**Problem description:** Both boundary lines count: repeat, exactly and alone, the lines from the one containing "Write the Chart.js code for this chart." to the one containing "const yTitle = ['fraction", with pictures left out.

**Information given:**

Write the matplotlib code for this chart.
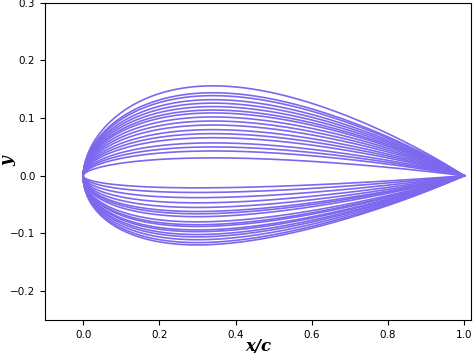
import numpy as np
import matplotlib.pyplot as plt

# pico do extradorso e do intradorso de cada perfil
upper_peak = [0.156, 0.144, 0.139, 0.132, 0.126, 0.120, 0.114, 0.109, 0.102,
              0.095, 0.088, 0.080, 0.073, 0.066, 0.057, 0.050, 0.043, 0.031]
lower_peak = [-0.120, -0.116, -0.111, -0.106, -0.102, -0.097, -0.094, -0.088, -0.085,
              -0.080, -0.071, -0.066, -0.062, -0.055, -0.047, -0.038, -0.029, -0.021]

xticks = [0.0, 0.2, 0.4, 0.6, 0.8, 1.0]
yticks = [-0.2, -0.1, 0.0, 0.1, 0.2, 0.3]

# forma base (espessura NACA de 4 digitos, bordo de fuga fechado)
def naca_shape(x):
    s = 0.2969*np.sqrt(x) - 0.1260*x - 0.3516*x**2 + 0.2843*x**3 - 0.1036*x**4
    return s / 0.1500

x = (1 - np.cos(np.linspace(0, np.pi, 300))) / 2
shape_up = naca_shape(x**1.12)   # extradorso com maximo um pouco mais atras
shape_up = shape_up / shape_up.max()
shape_lo = naca_shape(x)
shape_lo = shape_lo / shape_lo.max()

fig = plt.figure(figsize=(4.74, 3.55), dpi=100)
ax = fig.add_axes([0.095, 0.099, 0.899, 0.893])

for up, lo in zip(upper_peak, lower_peak):
    ax.plot(x, up * shape_up, color="#7B68EE", lw=1.2)
    ax.plot(x, lo * shape_lo, color="#7B68EE", lw=1.2)

ax.set_xlim(-0.1, 1.018)
ax.set_ylim(-0.25, 0.3)
ax.set_xticks(xticks)
ax.set_yticks(yticks)
ax.tick_params(labelsize=7.5)
ax.set_xlabel("x/c", family="serif", style="italic", weight="bold", fontsize=12)
ax.set_ylabel("y", family="serif", style="italic", weight="bold", fontsize=12)
ax.xaxis.set_label_coords(0.5, -0.058)
ax.yaxis.set_label_coords(-0.068, 0.5)

fig.savefig("out.png", dpi=100)
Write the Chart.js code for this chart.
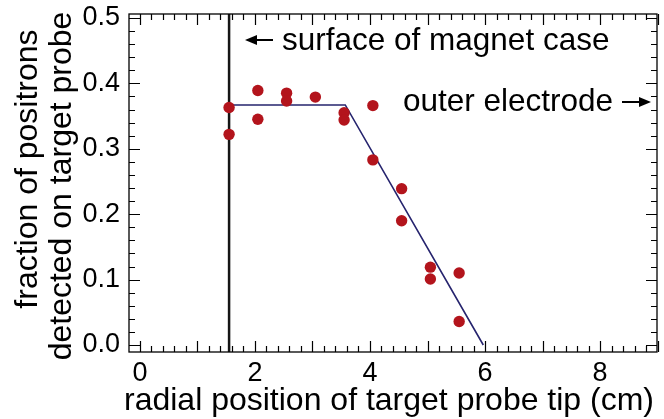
<!DOCTYPE html>
<html>
<head>
<meta charset="utf-8">
<script src="https://cdn.jsdelivr.net/npm/chart.js@4.4.1/dist/chart.umd.min.js"></script>
<style>
  html, body { margin: 0; padding: 0; background: #fff; }
  #chart { display: block; }
</style>
</head>
<body>
<canvas id="chart" width="664" height="419"></canvas>
<script>
// Measured positrons fraction vs radial probe position
const probeX = [1.55, 1.55, 2.05, 2.05, 2.55, 2.55, 3.05, 3.55, 3.55, 4.05, 4.05, 4.55, 4.55, 5.05, 5.05, 5.55, 5.55];
const fraction = [0.363, 0.322, 0.389, 0.345, 0.385, 0.373, 0.379, 0.355, 0.344, 0.366, 0.283, 0.239, 0.190, 0.119, 0.101, 0.110, 0.036];

// Piecewise fit line
const fitX = [1.55, 3.57, 5.97];
const fitY = [0.367, 0.367, 0.0];

// Magnet case surface
const magnetX = [1.55, 1.55];
const magnetY = [-0.02, 0.52];

// Axis ticks
const xTickValues = [0, 2, 4, 6, 8];
const xTickLabels = ['0', '2', '4', '6', '8'];
const yTickValues = [0, 0.1, 0.2, 0.3, 0.4, 0.5];
const yTickLabels = ['0.0', '0.1', '0.2', '0.3', '0.4', '0.5'];

const xTitle = 'radial position of target probe tip (cm)';
const yTitle = ['fraction of positrons', 'detected on target probe'];

const FAMILY = '"Liberation Sans", Arial, sans-serif';
const TICK_FONT = '27px ' + FAMILY;
const TITLE_FONT = '32px ' + FAMILY;
const NOTE_FONT = '31.5px ' + FAMILY;

function toPoints(xs, ys) {
  return xs.map((x, i) => ({ x: x, y: ys[i] }));
}

function drawText(ctx, text, x, y, align) {
  ctx.textAlign = align;
  ctx.fillText(text, x, y);
}

function arrow(ctx, x1, y, x2) {
  const dir = Math.sign(x2 - x1);
  ctx.beginPath();
  ctx.moveTo(x1, y);
  ctx.lineTo(x2 - dir * 10, y);
  ctx.lineWidth = 2;
  ctx.stroke();
  ctx.beginPath();
  ctx.moveTo(x2, y);
  ctx.lineTo(x2 - dir * 12, y - 5);
  ctx.lineTo(x2 - dir * 12, y + 5);
  ctx.closePath();
  ctx.fill();
}

// Frame, inward ticks, labels and annotations
const framePlugin = {
  id: 'frame',
  afterDraw(chart) {
    const ctx = chart.ctx;
    const a = chart.chartArea;
    const xs = chart.scales.x;
    const ys = chart.scales.y;
    ctx.save();
    ctx.strokeStyle = '#000';
    ctx.fillStyle = '#000';
    ctx.lineWidth = 1.3;
    ctx.strokeRect(a.left, a.top, a.right - a.left, a.bottom - a.top);

    ctx.lineWidth = 1.2;
    ctx.beginPath();
    for (let i = 0; i <= 45; i++) {
      const v = i * 0.2;
      const px = Math.round(xs.getPixelForValue(v)) + 0.5;
      const len = i % 5 === 0 ? 11 : 6;
      ctx.moveTo(px, a.bottom); ctx.lineTo(px, a.bottom - len);
      ctx.moveTo(px, a.top); ctx.lineTo(px, a.top + len);
    }
    for (let i = 0; i <= 25; i++) {
      const v = i * 0.02;
      const py = Math.round(ys.getPixelForValue(v)) + 0.5;
      const len = i % 5 === 0 ? 11 : 6;
      ctx.moveTo(a.left, py); ctx.lineTo(a.left + len, py);
      ctx.moveTo(a.right, py); ctx.lineTo(a.right - len, py);
    }
    ctx.stroke();

    ctx.font = TICK_FONT;
    ctx.textBaseline = 'middle';
    xTickValues.forEach((v, i) => {
      drawText(ctx, xTickLabels[i], xs.getPixelForValue(v), 374, 'center');
    });
    yTickValues.forEach((v, i) => {
      drawText(ctx, yTickLabels[i], a.left - 9, ys.getPixelForValue(v), 'right');
    });

    ctx.font = TITLE_FONT;
    ctx.textBaseline = 'alphabetic';
    drawText(ctx, xTitle, (a.left + a.right) / 2 - 4, 410, 'center');

    ctx.save();
    ctx.rotate(-Math.PI / 2);
    drawText(ctx, yTitle[0], -169, 37, 'center');
    drawText(ctx, yTitle[1], -186, 71, 'center');
    ctx.restore();

    ctx.font = NOTE_FONT;
    ctx.textBaseline = 'middle';
    arrow(ctx, 273, 40, 245);
    drawText(ctx, 'surface of magnet case', 282, 41, 'left');
    drawText(ctx, 'outer electrode', 403, 102, 'left');
    arrow(ctx, 622, 102, 651);
    ctx.restore();
  }
};

new Chart(document.getElementById('chart').getContext('2d'), {
  type: 'scatter',
  data: {
    datasets: [
      {
        label: 'data',
        data: toPoints(probeX, fraction),
        backgroundColor: '#b3141c',
        borderWidth: 0,
        pointRadius: 5.7,
        order: 0
      },
      {
        label: 'fit',
        data: toPoints(fitX, fitY),
        showLine: true,
        borderColor: '#26246e',
        borderWidth: 1.6,
        pointRadius: 0,
        order: 1
      },
      {
        label: 'magnet',
        data: toPoints(magnetX, magnetY),
        showLine: true,
        borderColor: '#151515',
        borderWidth: 2.5,
        pointRadius: 0,
        order: 2
      }
    ]
  },
  options: {
    responsive: false,
    animation: false,
    layout: { padding: { left: 129, right: 7, top: 14, bottom: 67 } },
    plugins: {
      legend: { display: false },
      tooltip: { enabled: false }
    },
    scales: {
      x: { type: 'linear', display: false, min: -0.19, max: 8.99 },
      y: { type: 'linear', display: false, min: -0.0107, max: 0.506 }
    }
  },
  plugins: [framePlugin]
});
</script>
</body>
</html>
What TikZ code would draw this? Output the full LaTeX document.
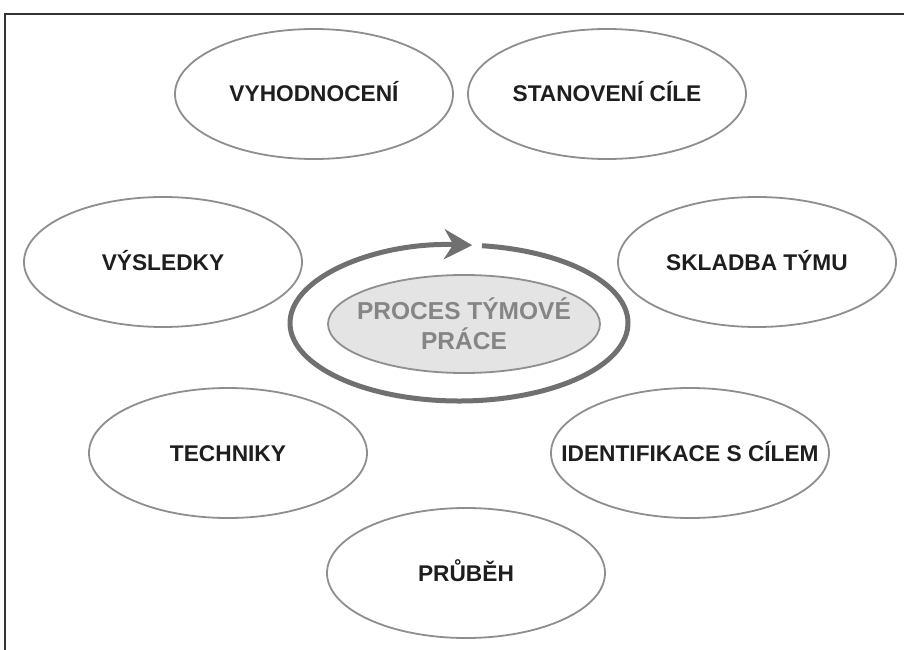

**Response to this exercise:**
Write the Chart.js code for this chart.
<!DOCTYPE html>
<html>
<head>
<meta charset="utf-8">
<script src="https://cdn.jsdelivr.net/npm/chart.js@4.4.1/dist/chart.umd.min.js"></script>
<style>
  html, body { margin: 0; padding: 0; background: #fff; }
  #chart { display: block; }
</style>
</head>
<body>
<canvas id="chart" width="664" height="419"></canvas>
<script>
// Measured positrons fraction vs radial probe position
const probeX = [1.55, 1.55, 2.05, 2.05, 2.55, 2.55, 3.05, 3.55, 3.55, 4.05, 4.05, 4.55, 4.55, 5.05, 5.05, 5.55, 5.55];
const fraction = [0.363, 0.322, 0.389, 0.345, 0.385, 0.373, 0.379, 0.355, 0.344, 0.366, 0.283, 0.239, 0.190, 0.119, 0.101, 0.110, 0.036];

// Piecewise fit line
const fitX = [1.55, 3.57, 5.97];
const fitY = [0.367, 0.367, 0.0];

// Magnet case surface
const magnetX = [1.55, 1.55];
const magnetY = [-0.02, 0.52];

// Axis ticks
const xTickValues = [0, 2, 4, 6, 8];
const xTickLabels = ['0', '2', '4', '6', '8'];
const yTickValues = [0, 0.1, 0.2, 0.3, 0.4, 0.5];
const yTickLabels = ['0.0', '0.1', '0.2', '0.3', '0.4', '0.5'];

const xTitle = 'radial position of target probe tip (cm)';
const yTitle = ['fraction of positrons', 'detected on target probe'];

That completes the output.